TOWN TALK / 1か月限定の週1寄稿コラム

【#4】本当に美味しい手打ちパスタとは何か

執筆:片桐祐樹(Trattoria Annamaria)

2025年6月5日

本当に美味しい手打ちパスタとは、シンプルであることだと私は思います。最高のパスタと最高のソースがあれば、余計な装飾や具材は必要ありません。それをしっかりと和えるだけで、十分に心を打つ一皿になる。シンプルを極めることが、最も贅沢なことなのです。

最近は“インスタ映え”を狙った、派手で装飾過多な料理やパフォーマンスが目立つようになりました。しかし、本質的な美味しさとは見た目の派手さではないと思っています。

Trattoria Annamariaでは、手延べのタリアテッレをはじめ、1800年代から使われている手動のパスタマシーン「トルキオ」を使ってビーゴリという生パスタを作っています。手動だからこそ、その日の生地の状態に繊細に向き合うことができ、常に改良を重ねられる。そして何より、手をかける分だけ、自然と気持ちがパスタに乗ると感じています。

1875年イタリアのボッテネ社が開発した手動式のパスタマシーン、トルキオを使ってビーゴリという太めのロングパスタを仕込んでいる様子。

ビーゴリの表面に凸凹が出来ているのがお分かりいただけますでしょうか。これによりソースがパスタとよく絡み美味しくいただけます。

ソースにも同じ想いを込めています。たとえばトマトソースは、二木農園さんの新鮮な完熟トマトを使って仕込みます。だからこそ、味付けはほんの少しのアーリオ・オーリオと塩だけ。具材は一切入れず、素材の美味しさだけで勝負しています。

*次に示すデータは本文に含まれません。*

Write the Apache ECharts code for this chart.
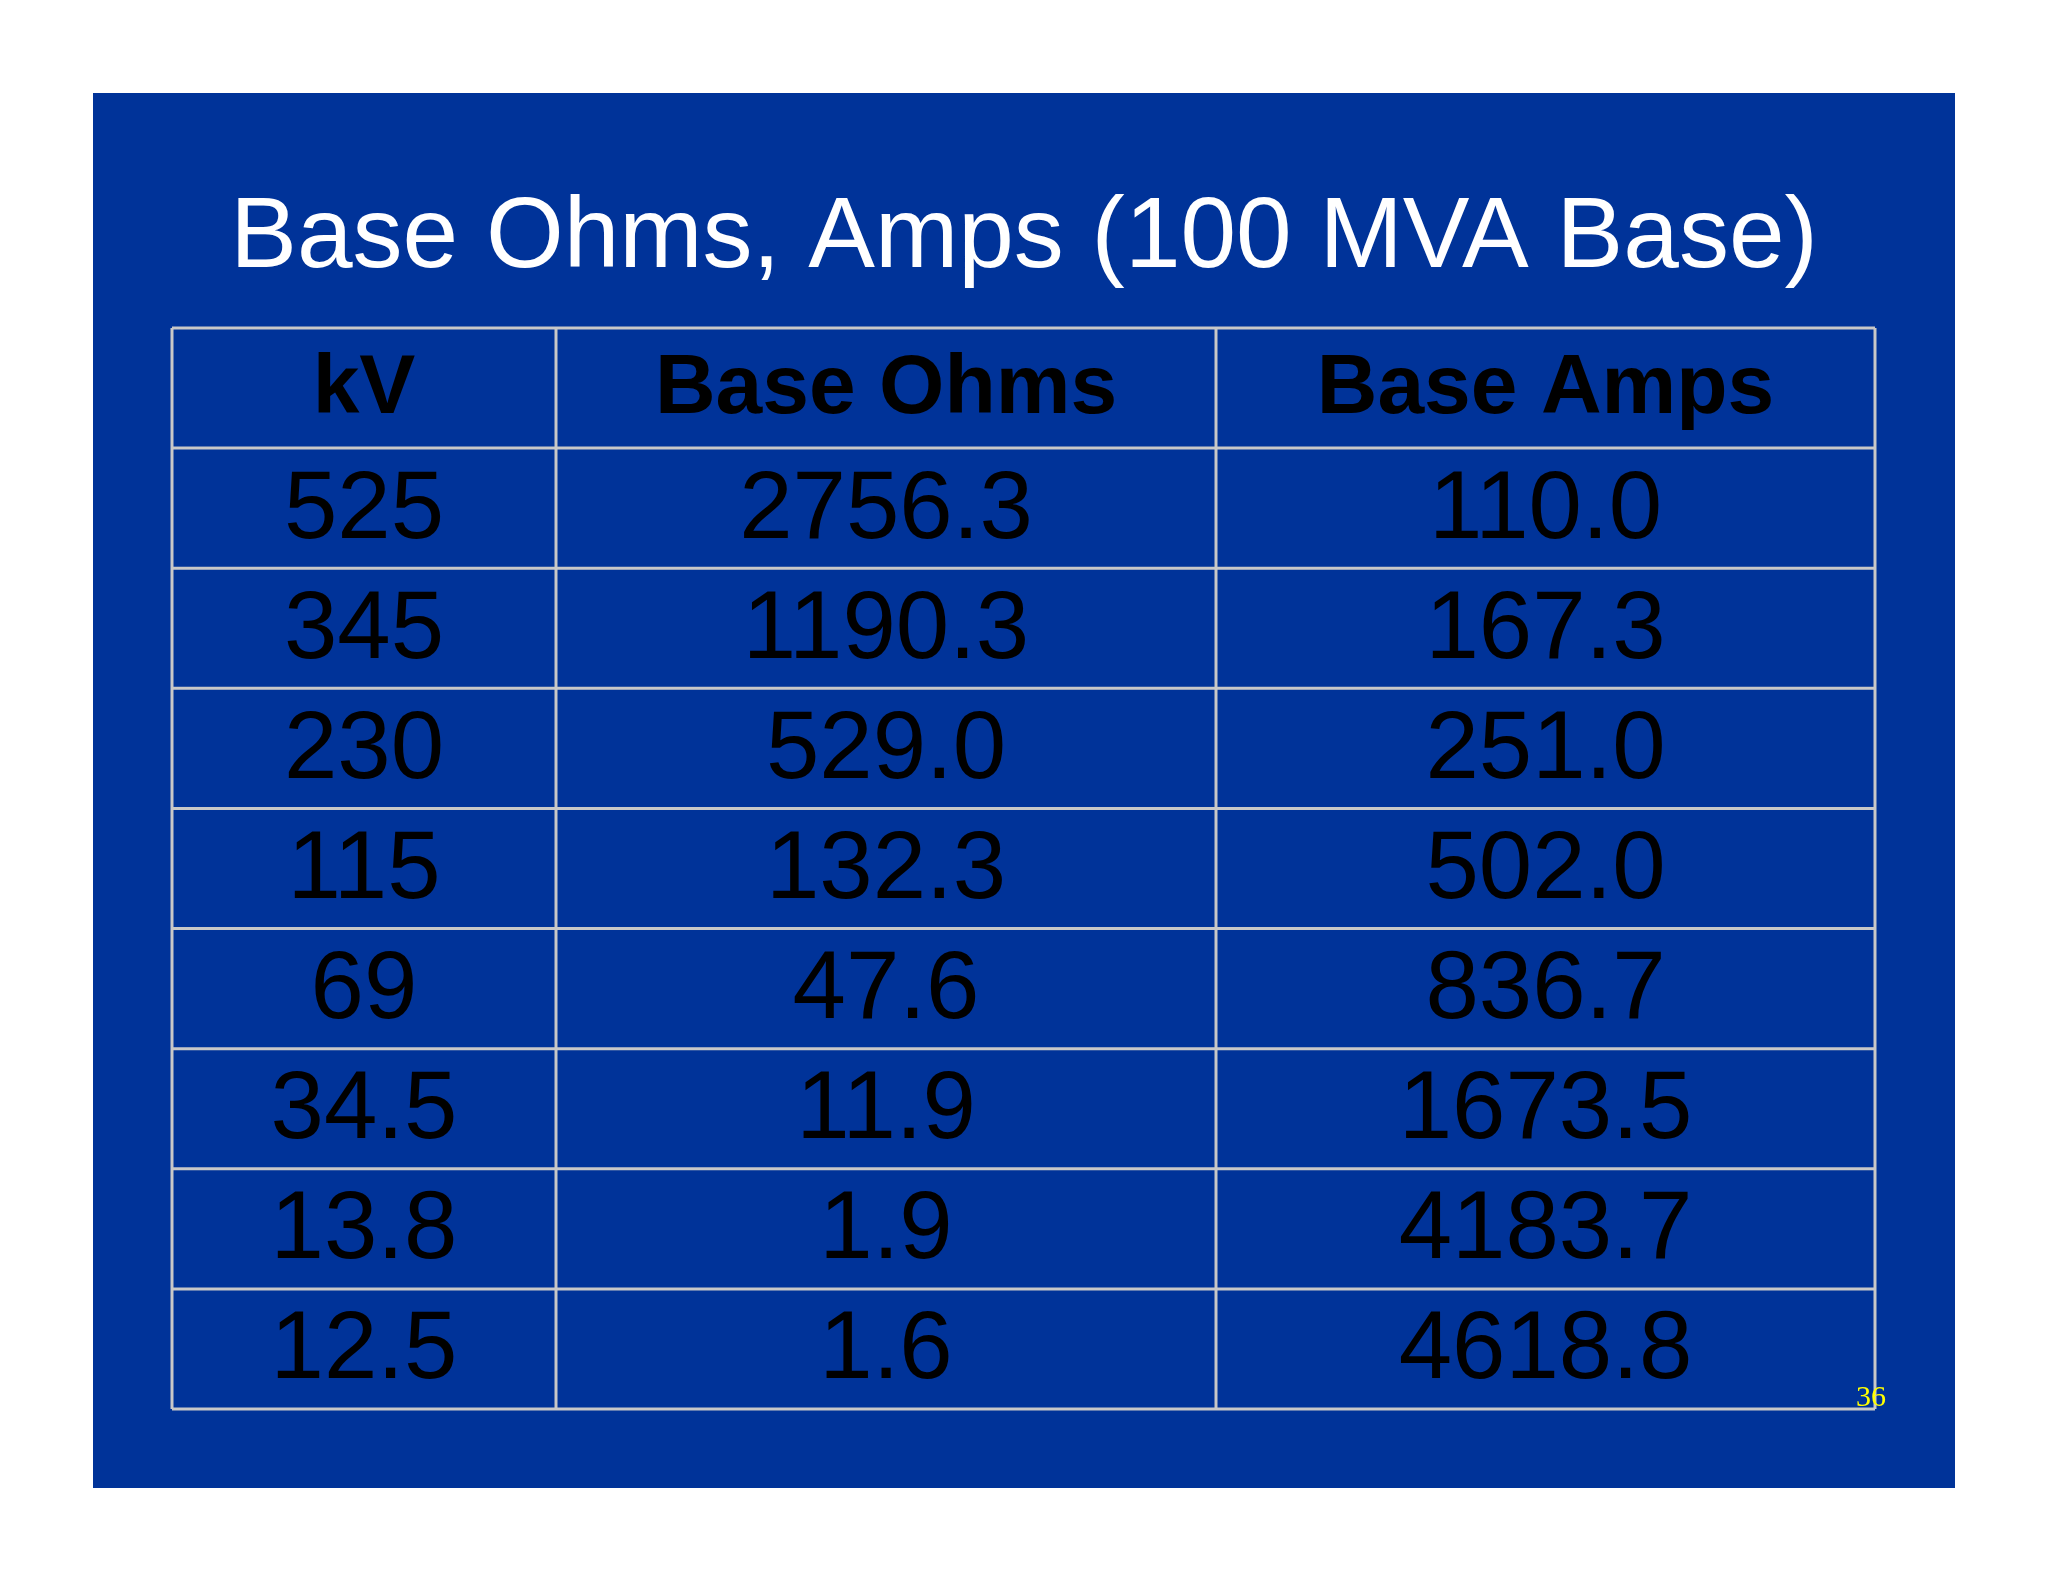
<!DOCTYPE html>
<html><head><meta charset="utf-8">
<script src="https://cdn.jsdelivr.net/npm/echarts@6/dist/echarts.min.js"></script>
<style>html,body{margin:0;padding:0;background:#fff}#c{width:2048px;height:1582px}</style>
</head><body><div id="c"></div>
<script>
const title = "Base Ohms, Amps (100 MVA Base)";
const headers = ["kV", "Base Ohms", "Base Amps"];
const kV = ["525", "345", "230", "115", "69", "34.5", "13.8", "12.5"];
const baseOhms = ["2756.3", "1190.3", "529.0", "132.3", "47.6", "11.9", "1.9", "1.6"];
const baseAmps = ["110.0", "167.3", "251.0", "502.0", "836.7", "1673.5", "4183.7", "4618.8"];
const pageNum = "36";

(function(){
const chart = echarts.init(document.getElementById('c'));
const tL = 172, tR = 1875, tT = 328, tB = 1409;
const colX = [tL, 556, 1216, tR];
const nRows = kV.length + 1;
const rh = (tB - tT) / nRows;
const els = [];
els.push({type:'rect', z:0, shape:{x:93,y:93,width:1862,height:1395}, style:{fill:'#003399'}});
els.push({type:'text', z:2, x:1024, y:239, style:{text:title, fill:'#fff', font:'100px "Liberation Sans", Arial', align:'center', verticalAlign:'middle'}});
const cols = [kV, baseOhms, baseAmps];
for (let c = 0; c < 3; c++) {
  const cx = (colX[c] + colX[c+1]) / 2;
  els.push({type:'text', z:2, x:cx, y:tT + rh/2 + 2, style:{text:headers[c], fill:'#000', font:'bold 84px "Liberation Sans", Arial', align:'center', verticalAlign:'middle'}});
  cols[c].forEach((v, i) => {
    els.push({type:'text', z:2, x:cx, y:tT + rh*(i+1.5) + 3, style:{text:v, fill:'#000', font:'96px "Liberation Sans", Arial', align:'center', verticalAlign:'middle'}});
  });
}
for (let r = 0; r <= nRows; r++) {
  els.push({type:'line', z:1, shape:{x1:tL,y1:tT+rh*r,x2:tR,y2:tT+rh*r}, style:{stroke:'#c8c8c8', lineWidth:3}});
}
colX.forEach(x => els.push({type:'line', z:1, shape:{x1:x,y1:tT,x2:x,y2:tB}, style:{stroke:'#c8c8c8', lineWidth:3}}));
els.push({type:'text', z:3, x:1871, y:1398, style:{text:pageNum, fill:'#ffff00', font:'30px "Liberation Serif", serif', align:'center', verticalAlign:'middle'}});
chart.setOption({animation:false, graphic:{elements:els}});
})();
</script></body></html>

二木農園さんの高級トマト。トマトが美味しい4月と5月のものだけを使う。1回で100kg のトマトを仕込み、それを年2回行う。

トルキオ製のビーゴリと二木農園さんの高級トマトを使ったトマトソース。ブラータチーズ乗せ。
トマトソースの酸味とブラータチーズのコクが最高に美味しい一皿。

ジェノベーゼソースも同様です。少しだけ生クリームで伸ばした自家製ペーストに、トルキオで作ったビーゴリを合わせる。具材を加えれば華やかにはなりますが、それが逆に味の妨げになることもある。だからこそ、潔く削ぎ落とす選択をしています。

トルキオ製のビーゴリと自家製のジェノベーゼ。少しだけ生クリームが入っているのがモデナスタイルだ。

パスタの表面の凸凹がソースと良く絡む。これも美味しいパスタの条件だ。

私が約5年イタリアで修業して得た確信は、イタリアのパスタの美味しさは、その「シンプルさ」にあるということ。真っ直ぐに素材と向き合い、心を込めて一皿を仕上げる。それこそが、私たちが目指す「本当に美味しい手打ちパスタ」です。

プロフィール

片桐祐樹

かたぎり・ゆうき|1986年生まれ、山形県出身。イタリア・モデナのOsteria Francescanaの近藤シェフに憧れ料理の道へ。イタリアやロンドンの星付き店で研鑽を積み、京都では日本料理店でも経験を重ねる。北イタリア郷土料理と手打ちパスタに情熱を注ぐトラットリアを京都で開業。